» LISTED ENTRIES
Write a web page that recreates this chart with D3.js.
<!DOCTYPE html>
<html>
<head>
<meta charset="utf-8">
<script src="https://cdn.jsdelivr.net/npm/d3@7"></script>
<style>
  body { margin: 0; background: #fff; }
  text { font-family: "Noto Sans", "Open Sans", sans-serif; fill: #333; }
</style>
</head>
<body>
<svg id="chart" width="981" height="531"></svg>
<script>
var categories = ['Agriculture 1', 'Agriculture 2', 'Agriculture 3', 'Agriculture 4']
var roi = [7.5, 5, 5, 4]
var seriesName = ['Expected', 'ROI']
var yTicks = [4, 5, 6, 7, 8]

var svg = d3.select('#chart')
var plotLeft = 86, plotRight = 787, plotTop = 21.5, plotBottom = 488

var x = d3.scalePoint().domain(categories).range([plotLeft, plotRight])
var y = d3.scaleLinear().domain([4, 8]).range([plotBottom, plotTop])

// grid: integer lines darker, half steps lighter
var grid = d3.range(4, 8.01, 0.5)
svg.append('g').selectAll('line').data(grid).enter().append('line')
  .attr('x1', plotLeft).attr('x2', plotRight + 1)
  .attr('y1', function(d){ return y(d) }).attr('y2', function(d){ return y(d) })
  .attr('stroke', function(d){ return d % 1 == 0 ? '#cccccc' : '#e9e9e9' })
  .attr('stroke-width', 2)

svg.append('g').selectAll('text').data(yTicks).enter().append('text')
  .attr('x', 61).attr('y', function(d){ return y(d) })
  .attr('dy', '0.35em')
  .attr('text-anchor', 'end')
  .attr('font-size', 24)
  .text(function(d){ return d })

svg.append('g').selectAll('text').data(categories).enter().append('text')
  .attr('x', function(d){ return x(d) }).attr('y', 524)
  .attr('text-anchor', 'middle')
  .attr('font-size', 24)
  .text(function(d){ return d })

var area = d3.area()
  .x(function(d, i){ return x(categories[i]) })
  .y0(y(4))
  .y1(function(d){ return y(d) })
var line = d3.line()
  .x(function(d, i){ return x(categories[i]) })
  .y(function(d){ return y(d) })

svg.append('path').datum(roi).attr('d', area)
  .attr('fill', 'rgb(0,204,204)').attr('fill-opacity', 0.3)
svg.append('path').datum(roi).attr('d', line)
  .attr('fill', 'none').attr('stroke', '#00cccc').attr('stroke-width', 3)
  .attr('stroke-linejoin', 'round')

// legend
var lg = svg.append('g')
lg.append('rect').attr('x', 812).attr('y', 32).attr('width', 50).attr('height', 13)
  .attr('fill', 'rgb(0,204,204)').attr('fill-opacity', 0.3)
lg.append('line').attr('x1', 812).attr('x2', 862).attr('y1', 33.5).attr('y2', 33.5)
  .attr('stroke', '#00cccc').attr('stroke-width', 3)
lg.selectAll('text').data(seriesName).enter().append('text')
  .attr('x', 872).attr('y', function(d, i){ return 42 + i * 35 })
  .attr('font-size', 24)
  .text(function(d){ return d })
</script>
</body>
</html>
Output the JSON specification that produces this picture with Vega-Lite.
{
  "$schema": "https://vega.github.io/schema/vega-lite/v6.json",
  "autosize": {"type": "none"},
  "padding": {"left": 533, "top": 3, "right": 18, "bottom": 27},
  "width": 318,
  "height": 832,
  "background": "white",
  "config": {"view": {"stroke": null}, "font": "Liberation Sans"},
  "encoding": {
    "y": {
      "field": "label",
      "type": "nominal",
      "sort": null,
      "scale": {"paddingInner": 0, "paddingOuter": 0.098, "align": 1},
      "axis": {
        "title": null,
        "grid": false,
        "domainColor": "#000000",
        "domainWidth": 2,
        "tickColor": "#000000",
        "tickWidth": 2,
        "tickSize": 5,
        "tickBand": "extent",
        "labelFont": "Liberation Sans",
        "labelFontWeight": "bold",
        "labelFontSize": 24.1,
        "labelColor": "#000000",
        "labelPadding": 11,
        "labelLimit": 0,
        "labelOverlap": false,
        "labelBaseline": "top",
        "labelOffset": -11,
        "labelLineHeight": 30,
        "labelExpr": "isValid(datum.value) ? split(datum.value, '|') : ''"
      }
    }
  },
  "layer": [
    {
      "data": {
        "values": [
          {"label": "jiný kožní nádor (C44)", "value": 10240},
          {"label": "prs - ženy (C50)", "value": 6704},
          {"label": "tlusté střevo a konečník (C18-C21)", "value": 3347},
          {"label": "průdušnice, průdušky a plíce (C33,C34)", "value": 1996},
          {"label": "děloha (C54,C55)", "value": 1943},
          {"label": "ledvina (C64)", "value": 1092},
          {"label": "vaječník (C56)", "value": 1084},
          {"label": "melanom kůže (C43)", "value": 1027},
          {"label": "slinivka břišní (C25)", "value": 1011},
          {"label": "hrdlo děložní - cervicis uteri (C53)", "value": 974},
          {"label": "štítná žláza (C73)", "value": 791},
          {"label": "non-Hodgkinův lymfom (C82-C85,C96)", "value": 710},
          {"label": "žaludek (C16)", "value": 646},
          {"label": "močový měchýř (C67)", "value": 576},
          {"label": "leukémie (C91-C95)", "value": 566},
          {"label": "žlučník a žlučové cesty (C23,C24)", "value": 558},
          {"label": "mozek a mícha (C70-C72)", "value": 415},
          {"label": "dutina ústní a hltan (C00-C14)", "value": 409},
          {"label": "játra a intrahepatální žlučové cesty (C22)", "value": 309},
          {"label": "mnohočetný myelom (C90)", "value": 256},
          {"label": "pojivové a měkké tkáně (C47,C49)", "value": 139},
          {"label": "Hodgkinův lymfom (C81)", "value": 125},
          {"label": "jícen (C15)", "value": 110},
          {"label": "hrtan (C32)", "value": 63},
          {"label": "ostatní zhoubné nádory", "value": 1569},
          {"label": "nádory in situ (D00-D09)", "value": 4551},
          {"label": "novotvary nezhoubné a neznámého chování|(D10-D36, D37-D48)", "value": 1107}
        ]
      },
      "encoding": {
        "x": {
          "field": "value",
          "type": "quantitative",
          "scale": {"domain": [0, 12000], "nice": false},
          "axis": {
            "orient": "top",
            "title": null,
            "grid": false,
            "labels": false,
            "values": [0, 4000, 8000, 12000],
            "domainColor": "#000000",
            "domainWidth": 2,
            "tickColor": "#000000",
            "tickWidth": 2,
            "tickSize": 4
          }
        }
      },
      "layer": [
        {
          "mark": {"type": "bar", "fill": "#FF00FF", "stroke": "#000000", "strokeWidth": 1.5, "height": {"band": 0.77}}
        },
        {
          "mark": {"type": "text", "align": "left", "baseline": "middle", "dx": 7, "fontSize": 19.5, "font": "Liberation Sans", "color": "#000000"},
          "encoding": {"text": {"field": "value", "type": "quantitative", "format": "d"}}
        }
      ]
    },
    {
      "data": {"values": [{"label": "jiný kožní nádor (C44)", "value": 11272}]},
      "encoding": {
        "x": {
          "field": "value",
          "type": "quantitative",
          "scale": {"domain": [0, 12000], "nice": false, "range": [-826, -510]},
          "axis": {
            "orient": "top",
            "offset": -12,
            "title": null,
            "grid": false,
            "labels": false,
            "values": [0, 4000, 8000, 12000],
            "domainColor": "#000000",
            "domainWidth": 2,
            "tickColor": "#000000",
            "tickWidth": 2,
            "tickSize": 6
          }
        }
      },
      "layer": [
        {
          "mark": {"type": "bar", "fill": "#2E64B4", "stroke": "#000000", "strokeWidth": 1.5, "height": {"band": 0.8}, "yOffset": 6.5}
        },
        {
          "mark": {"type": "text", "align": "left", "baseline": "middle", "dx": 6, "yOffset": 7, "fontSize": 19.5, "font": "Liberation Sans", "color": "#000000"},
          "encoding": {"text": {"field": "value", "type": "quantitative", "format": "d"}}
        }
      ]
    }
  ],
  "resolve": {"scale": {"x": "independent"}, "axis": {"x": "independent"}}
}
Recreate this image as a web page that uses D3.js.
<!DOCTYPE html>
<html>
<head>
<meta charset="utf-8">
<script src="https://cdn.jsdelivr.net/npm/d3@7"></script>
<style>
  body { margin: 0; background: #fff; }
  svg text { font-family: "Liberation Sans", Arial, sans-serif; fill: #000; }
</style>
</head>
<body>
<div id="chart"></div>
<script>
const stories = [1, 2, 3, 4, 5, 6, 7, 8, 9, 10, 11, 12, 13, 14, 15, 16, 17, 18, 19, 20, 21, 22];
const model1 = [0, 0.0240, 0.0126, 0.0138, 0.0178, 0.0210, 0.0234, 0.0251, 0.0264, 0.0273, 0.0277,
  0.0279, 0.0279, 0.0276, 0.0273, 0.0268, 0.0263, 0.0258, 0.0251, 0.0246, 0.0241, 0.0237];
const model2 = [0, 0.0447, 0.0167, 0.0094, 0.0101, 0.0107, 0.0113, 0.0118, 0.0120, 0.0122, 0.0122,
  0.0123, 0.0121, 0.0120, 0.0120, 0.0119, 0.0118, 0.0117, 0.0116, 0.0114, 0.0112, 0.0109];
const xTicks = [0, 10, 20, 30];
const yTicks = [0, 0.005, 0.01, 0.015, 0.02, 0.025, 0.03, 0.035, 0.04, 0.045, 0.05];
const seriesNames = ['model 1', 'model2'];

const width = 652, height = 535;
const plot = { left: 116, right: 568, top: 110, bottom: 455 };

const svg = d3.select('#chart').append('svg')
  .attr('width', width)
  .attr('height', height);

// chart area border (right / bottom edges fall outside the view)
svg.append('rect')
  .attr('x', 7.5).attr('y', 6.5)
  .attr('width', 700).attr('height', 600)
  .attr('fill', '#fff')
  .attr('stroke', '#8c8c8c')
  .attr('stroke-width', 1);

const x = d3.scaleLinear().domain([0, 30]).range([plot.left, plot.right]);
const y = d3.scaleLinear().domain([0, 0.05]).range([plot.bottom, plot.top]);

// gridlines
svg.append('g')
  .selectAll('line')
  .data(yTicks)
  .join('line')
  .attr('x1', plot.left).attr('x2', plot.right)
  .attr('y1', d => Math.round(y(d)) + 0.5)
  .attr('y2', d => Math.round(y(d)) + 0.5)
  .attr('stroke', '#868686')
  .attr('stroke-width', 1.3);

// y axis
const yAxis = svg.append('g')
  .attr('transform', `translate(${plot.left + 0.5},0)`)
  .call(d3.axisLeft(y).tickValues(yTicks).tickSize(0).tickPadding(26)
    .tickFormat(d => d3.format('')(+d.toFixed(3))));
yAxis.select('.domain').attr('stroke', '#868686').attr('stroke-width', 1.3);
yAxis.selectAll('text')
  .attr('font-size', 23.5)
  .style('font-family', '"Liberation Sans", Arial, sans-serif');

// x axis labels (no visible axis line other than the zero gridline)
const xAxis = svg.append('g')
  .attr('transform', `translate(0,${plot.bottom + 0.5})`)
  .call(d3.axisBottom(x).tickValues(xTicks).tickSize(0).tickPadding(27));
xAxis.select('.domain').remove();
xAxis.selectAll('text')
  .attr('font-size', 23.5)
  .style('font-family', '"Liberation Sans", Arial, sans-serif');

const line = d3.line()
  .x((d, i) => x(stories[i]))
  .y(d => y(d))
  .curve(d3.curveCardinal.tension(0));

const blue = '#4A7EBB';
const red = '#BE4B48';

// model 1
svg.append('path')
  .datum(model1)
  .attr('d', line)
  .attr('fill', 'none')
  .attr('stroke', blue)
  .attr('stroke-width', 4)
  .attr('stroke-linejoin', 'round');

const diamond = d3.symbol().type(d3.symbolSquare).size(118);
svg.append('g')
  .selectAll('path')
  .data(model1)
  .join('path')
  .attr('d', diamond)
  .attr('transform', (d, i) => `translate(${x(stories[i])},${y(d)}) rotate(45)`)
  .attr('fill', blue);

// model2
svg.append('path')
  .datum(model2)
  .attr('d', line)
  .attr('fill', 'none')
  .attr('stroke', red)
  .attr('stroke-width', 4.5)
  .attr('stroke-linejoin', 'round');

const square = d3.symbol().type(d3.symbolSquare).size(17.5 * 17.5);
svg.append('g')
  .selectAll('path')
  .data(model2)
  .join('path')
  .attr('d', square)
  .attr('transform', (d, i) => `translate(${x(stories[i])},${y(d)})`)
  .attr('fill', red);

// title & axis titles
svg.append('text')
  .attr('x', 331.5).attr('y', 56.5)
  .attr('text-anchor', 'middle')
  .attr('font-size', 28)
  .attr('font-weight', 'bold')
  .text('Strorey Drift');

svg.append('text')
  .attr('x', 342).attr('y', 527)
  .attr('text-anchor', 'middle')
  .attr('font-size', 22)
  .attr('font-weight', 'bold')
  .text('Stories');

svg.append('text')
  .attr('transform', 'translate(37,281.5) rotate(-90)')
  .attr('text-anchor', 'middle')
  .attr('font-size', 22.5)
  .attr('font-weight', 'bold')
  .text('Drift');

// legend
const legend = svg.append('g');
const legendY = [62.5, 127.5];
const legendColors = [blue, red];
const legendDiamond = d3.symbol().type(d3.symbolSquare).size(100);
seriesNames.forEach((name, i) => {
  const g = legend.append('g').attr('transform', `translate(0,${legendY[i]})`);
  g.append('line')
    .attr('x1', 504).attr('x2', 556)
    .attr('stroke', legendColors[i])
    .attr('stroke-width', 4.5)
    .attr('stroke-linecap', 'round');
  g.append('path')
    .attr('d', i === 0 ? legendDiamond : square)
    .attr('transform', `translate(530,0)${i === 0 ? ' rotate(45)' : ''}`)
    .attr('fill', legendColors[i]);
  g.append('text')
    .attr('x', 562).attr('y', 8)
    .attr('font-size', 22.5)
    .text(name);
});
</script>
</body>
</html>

» AIM
Copy out each line of the listing that holds "page".

» IN RESPONSE
Write a web page that recreates this chart with D3.js.
Recreate this image as a web page that uses D3.js.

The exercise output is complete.